The Cultural Shift Toward Comfort

There’s a psychological element here too. Post-2020, our collective tolerance for restrictive clothing plummeted. We want to feel protected. An oversized bomber is essentially a weighted blanket you can wear to a bar. It provides a sense of physical presence.

Look at Kanye West’s Yeezy Gap (and later developments). Everything was about the "round jacket" or the "padded bomber." It was about creating a new human shape. It’s less about showing off your physique and more about occupying space. In a world that feels increasingly chaotic, there’s something comforting about a garment that has its own structural integrity regardless of what’s underneath it.

How to Style It Without Trying Too Hard

Keep the layers underneath simple. A heavyweight cotton t-shirt is the gold standard. If you try to wear a bulky hoodie under a heavily padded oversized bomber, you’re going to lose all mobility in your arms. You’ll be walking around like a Lego man.

If it's cold, go for a fine-gauge merino wool turtleneck. The contrast between the sleek, thin neck and the massive, rugged shoulders of the jacket is a classic high-fashion move. It looks intentional. It looks like you know something others don't.

Footwear Matters More Than You Think

You can't wear flimsy shoes with a giant jacket. The visual weight of the oversized bomber jacket men wear needs to be anchored by substantial footwear.

  1. Chunky Loafers: Think Prada or Dr. Martens. The thick sole balances the volume of the jacket.
  2. Retro Basketball Sneakers: Jordan 1s or New Balance 550s. Their inherent "bulk" matches the energy of the bomber.
  3. Chelsea Boots: Only if they have a lug sole. A slim, sleek Italian boot will make your feet look tiny compared to your torso.

The Longevity Argument

Is this just a trend? Fashion people love to talk about "timelessness," which is usually a lie told to justify expensive purchases. Everything is a trend eventually. However, the flight jacket has been a staple of menswear for 70 years. The proportion is what's shifting. Even when the "mega-oversized" look fades, a slightly roomy bomber will always be a better investment than a skin-tight one.

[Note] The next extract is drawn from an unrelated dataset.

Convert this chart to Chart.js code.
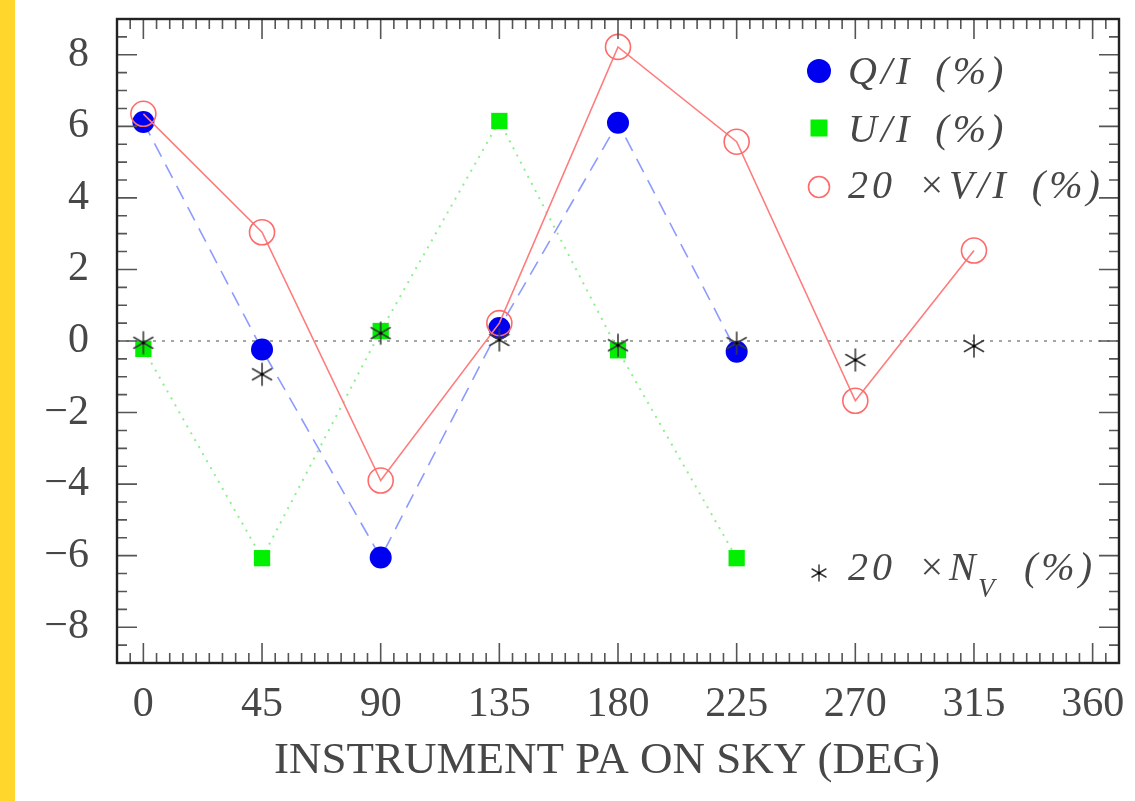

It allows for layering. It ages better.

Buying a vintage Schott or Avirex bomber from the 90s is actually a great way to get this look without paying "designer" prices. Those older jackets were naturally cut wider because that was the style of the era. You get better leather, better zippers, and a more authentic silhouette for a fraction of the cost of a new "intentionally" oversized piece.

Practical Steps for Your Next Purchase

Stop looking at the tag and start looking in the mirror. Forget the "S/M/L" for a second. Look at where the shoulder seam hits. It should be at least two to three inches past your natural shoulder bone.

Check the "fill." Some oversized bombers are "hollow"—meaning they have the cut but no insulation. These drape like shirts. If you want the iconic "Alpha" look, you need something with polyester batting or down fill. It needs to hold its own shape even when it’s sitting on a chair.

Finally, consider the color. Sage green is the original, and it works with everything. Black is the safest bet for a "street" look. But if you want to stand out, a navy or even a deep burgundy provides a level of sophistication that nylon usually lacks.

Avoid jackets with too many "tactical" straps or excessive branding. The size of the jacket is already a statement. You don't need twelve zippers and a "Remove Before Flight" tag the size of a scarf to tell people you’re wearing a cool jacket. Let the silhouette do the heavy lifting.

Find a brand that focuses on the "box" cut. A boxy, cropped fit is the holy grail of the oversized bomber jacket men category. It makes your legs look longer and your shoulders look broader. It’s the most flattering way to wear "too much" fabric.

Investing in one high-quality, heavy-duty oversized bomber is better than buying three cheap ones that lose their shape after two months. This is a piece of outerwear that should feel like a piece of equipment. It should be tough. It should be heavy. And it should make you feel like you can take on whatever the city throws at you.